– Mari Sanders delivers a poignant, dynamic and dazzlingly lucid first feature film about a young woman catapulted into the world of disability
Lucia Zemene in Stand Up
“I didn’t know what to do with my life. I just wanted to live, to feel good. But that was my life before. There was my life before and my life afterwards.” The subject of disability has been tackled on the big screen countless times before (from Frank Borzage’s Lucky Star in 1929 to Born on the Fourth of July, Step by Step, Rust & Bone, Untouchable and My Left Foot, to give just a few examples), but Stand Up – Dutch director Mari Sanders’ first feature film, which was unveiled in the Tribeca Film Festival’s International Narrative Competition – offers up an especially intense and personal variation on theme, since the filmmaker was himself born with a disability and all the actors with disabilities in the film genuinely live with disabilities in real life.
But this guarantee of honesty and realism wouldn’t automatically result in a good film, were it not for the director and screenwriter’s keen sense of what’s important and of pacing, which allows him to adapt his nigh-on documentary-style sensibility to ensure a highly effective fictional impact.
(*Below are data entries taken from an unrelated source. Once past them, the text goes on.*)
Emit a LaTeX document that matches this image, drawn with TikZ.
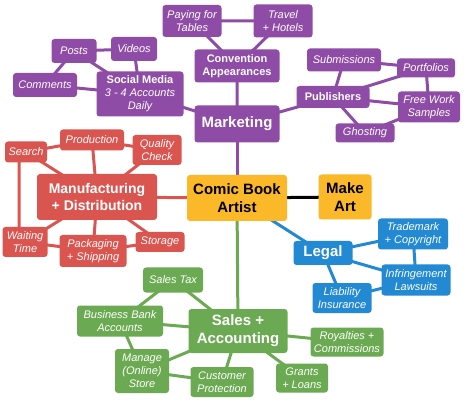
\documentclass[tikz,border=0pt]{standalone}
\usepackage{fontspec}
\setmainfont{Liberation Sans}
\usepackage{tikz}
\usetikzlibrary{backgrounds}
\definecolor{mktPurple}{HTML}{8E4CA6}
\definecolor{mfgRed}{HTML}{DB5550}
\definecolor{coreGold}{HTML}{FBB829}
\definecolor{legalBlue}{HTML}{2389D2}
\definecolor{salesGreen}{HTML}{6BAA52}

\begin{document}
\begin{tikzpicture}[
  x=1pt,y=-1pt,
  leaf/.style={rounded corners=3pt,inner sep=1pt,align=center,text=white,
    font=\itshape\fontsize{11}{13}\selectfont},
  hub/.style={leaf,font=\bfseries\fontsize{11}{13}\selectfont},
  topic/.style={leaf,font=\bfseries\fontsize{15}{18}\selectfont},
  core/.style={topic,fill=coreGold,text=black},
  mkt/.style={fill=mktPurple},
  mfg/.style={fill=mfgRed},
  legal/.style={fill=legalBlue},
  sales/.style={fill=salesGreen},
  link/.style={line width=3pt}
]
  \useasboundingbox (0,0) rectangle (474,406);

  % centre
  \node[core,minimum width=100pt,minimum height=46pt] (artist) at (237,198) {Comic Book\\Artist};
  \node[core,minimum width=53pt,minimum height=45pt] (art) at (345,197) {Make\\Art};

  % marketing
  \node[topic,mkt,minimum width=85pt,minimum height=37pt] (market) at (237,124) {Marketing};
  \node[hub,mkt,minimum width=85pt,minimum height=33pt] (conv) at (237,66) {Convention\\Appearances};
  \node[leaf,mkt,minimum width=59pt,minimum height=32pt] (pay) at (192,21) {Paying for\\Tables};
  \node[leaf,mkt,minimum width=59pt,minimum height=33pt] (travel) at (283,21) {Travel\\+ Hotels};
  \node[hub,mkt,minimum width=87pt,minimum height=45pt] (social) at (140,94) {Social Media\\\itshape\mdseries 3 - 4 Accounts\\\itshape\mdseries Daily};
  \node[leaf,mkt,minimum width=45pt,minimum height=24pt] (posts) at (74,51) {Posts};
  \node[leaf,mkt,minimum width=46pt,minimum height=24pt] (videos) at (134,49) {Videos};
  \node[leaf,mkt,minimum width=64pt,minimum height=24pt] (comments) at (45,85) {Comments};
  \node[hub,mkt,minimum width=73pt,minimum height=22pt] (pub) at (333,97) {Publishers};
  \node[leaf,mkt,minimum width=74pt,minimum height=23pt] (subm) at (344,60) {Submissions};
  \node[leaf,mkt,minimum width=58pt,minimum height=19pt] (folio) at (426,68) {Portfolios};
  \node[leaf,mkt,minimum width=62pt,minimum height=31pt] (free) at (429,107) {Free Work\\Samples};
  \node[leaf,mkt,minimum width=59pt,minimum height=19pt] (ghost) at (365,133) {Ghosting};

  % manufacturing
  \node[topic,mfg,minimum width=120pt,minimum height=46pt,font=\bfseries\fontsize{14}{17}\selectfont] (manu) at (97,197) {Manufacturing\\+ Distribution};
  \node[leaf,mfg,minimum width=42pt,minimum height=21pt] (search) at (26,152) {Search};
  \node[leaf,mfg,minimum width=64pt,minimum height=21pt] (prod) at (92,140) {Production};
  \node[leaf,mfg,minimum width=49pt,minimum height=30pt] (check) at (157,150) {Quality\\Check};
  \node[leaf,mfg,minimum width=45pt,minimum height=30pt] (wait) at (25,242) {Waiting\\Time};
  \node[leaf,mfg,minimum width=67pt,minimum height=32pt] (pack) at (93,251) {Packaging\\+ Shipping};
  \node[leaf,mfg,minimum width=49pt,minimum height=20pt] (store) at (160,242) {Storage};

  % legal
  \node[topic,legal,minimum width=59pt,minimum height=24pt] (law) at (323,253) {Legal};
  \node[leaf,legal,minimum width=70pt,minimum height=31pt] (mark) at (413,234) {Trademark\\+ Copyright};
  \node[leaf,legal,minimum width=69pt,minimum height=31pt] (suit) at (416,280) {Infringement\\Lawsuits};
  \node[leaf,legal,minimum width=59pt,minimum height=30pt] (insure) at (342,298) {Liability\\Insurance};

  % sales
  \node[topic,sales,minimum width=99pt,minimum height=44pt] (acct) at (238,331) {Sales +\\Accounting};
  \node[leaf,sales,minimum width=60pt,minimum height=25pt] (tax) at (173,280) {Sales Tax};
  \node[leaf,sales,minimum width=86pt,minimum height=31pt] (bank) at (120,321) {Business Bank\\Accounts};
  \node[leaf,sales,minimum width=54pt,minimum height=44pt] (shop) at (142,371) {Manage\\(Online)\\Store};
  \node[leaf,sales,minimum width=63pt,minimum height=30pt] (cust) at (222,382) {Customer\\Protection};
  \node[leaf,sales,minimum width=73pt,minimum height=29pt] (royal) at (347,342) {Royalties +\\Commissions};
  \node[leaf,sales,minimum width=52pt,minimum height=29pt] (grant) at (302,378) {Grants\\+ Loans};

  \begin{scope}[on background layer]
    \draw[link] (artist.center) -- (art.center);
    \draw[link,mktPurple] (artist.center) -- (market.center);
    \draw[link,mktPurple] (market.center) -- (conv.center) (conv.center) -- (pay.center)
      (conv.center) -- (travel.center) (pay.center) -- (travel.center);
    \draw[link,mktPurple] (market.center) -- (social.center) (social.center) -- (posts.center)
      (social.center) -- (videos.center) (social.center) -- (comments.center)
      (posts.center) -- (videos.center) (posts.center) -- (comments.center);
    \draw[link,mktPurple] (market.center) -- (pub.center) (pub.center) -- (subm.center)
      (pub.center) -- (folio.center) (pub.center) -- (free.center) (pub.center) -- (ghost.center)
      (subm.center) -- (folio.center) (folio.center) -- (free.center) (free.center) -- (ghost.center);
    \draw[link,mfgRed] (artist.center) -- (manu.center);
    \draw[link,mfgRed] (search.center) -- (prod.center) (prod.center) -- (check.center)
      (manu.center) -- (search.center) (manu.center) -- (prod.center) (manu.center) -- (check.center)
      ([xshift=-7pt]search.center) -- ([xshift=-6pt]wait.center) (manu.center) -- (wait.center)
      (manu.center) -- (pack.center) (manu.center) -- (store.center)
      (wait.center) -- (pack.center) (pack.center) -- (store.center);
    \draw[link,legalBlue] (artist.center) -- (law.center) (law.center) -- (mark.center)
      (law.center) -- (suit.center) (law.center) -- (insure.center)
      (mark.center) -- (suit.center) (suit.center) -- (insure.center);
    \draw[link,salesGreen] (artist.center) -- (acct.center) (acct.center) -- (tax.center)
      (tax.center) -- (bank.center) (bank.center) -- (acct.center) (bank.center) -- (shop.center)
      (shop.center) -- (acct.center) (shop.center) -- (cust.center) (cust.center) -- (acct.center)
      (acct.center) -- (royal.center) (acct.center) -- (grant.center);
  \end{scope}
\end{tikzpicture}
\end{document}
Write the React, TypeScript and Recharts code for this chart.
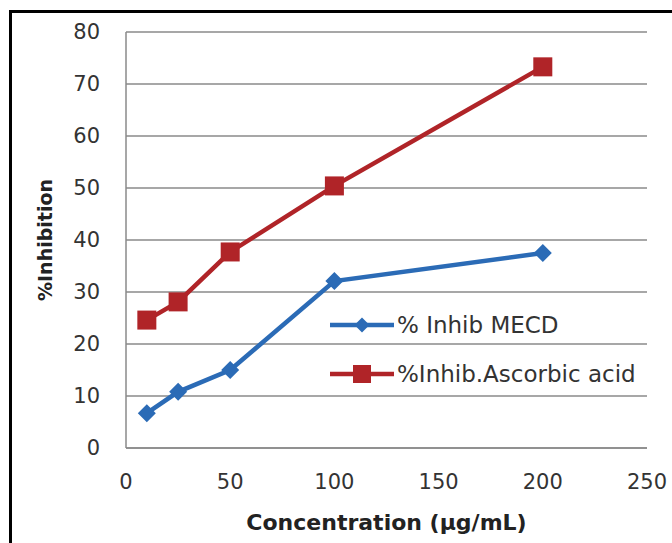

Carefully dosing emotions to prevent the story’s poignant lead character from veering into excessive pathos (“don’t be a drama queen”), the director delivers a highly relatable depiction of the identity of disability and the complex journey to find it, by way of realisations, choices, self-acceptance and the desire to change oneself without wanting to change the world.
“What’s the point of any of it? I can’t do anything: walk, drive; I can’t even orgasm”. Vera (Lucia Zemene) is a young 23-year-old woman living life to the full with her group of girlfriends when a terrible accident outside a nightclub upends her life: she wakes up in hospital, with one leg amputated just above the knee. A long physical (phantom pain, rehabilitation, wheelchair, impossibility of a prosthetic limb without invasive and uncertain surgery, etc.) and primarily psychological (existential doubt, temptation to end her life, confrontation with her old life and her circle of friends) journey of resilience ensues. She has to change and get back to trusting her body (with the help of a physiotherapist played by Kendrick Etmon), which is far from easy (“I just want to feel something”). And Vera also makes the acquaintance of Xander (Daan Buringa), a provocative and charismatic, young person her age who’s the leader of a small but tightly knit group of people with disabilities who no longer expect anything from the “normed” world. Here, on the frontier between two worlds, Vera must find her own path…
Incredibly direct and incisive, Stand Up is a highly accurate snapshot of the lives of youngsters living with disabilities. Following in the lively wake of its protagonist, this (very well acted) film progresses at pace, creating a touching sense of deeply held empathy and holding up a mirror (for her parents, friends, other people with disabilities, the physio, the alter ego Xander) to a fate which might be considered cruel and which definitely is in a certain sense, but which is also fully embraced and depicted with admirable pride in this pure and simple yet brilliant film.
Stand Up was produced by The Film Kitchen (Netherlands) in co-production with Neda Film (Greece), BNNVARA (Netherlands) and ERT (Greece). Loco Films are steering world sales.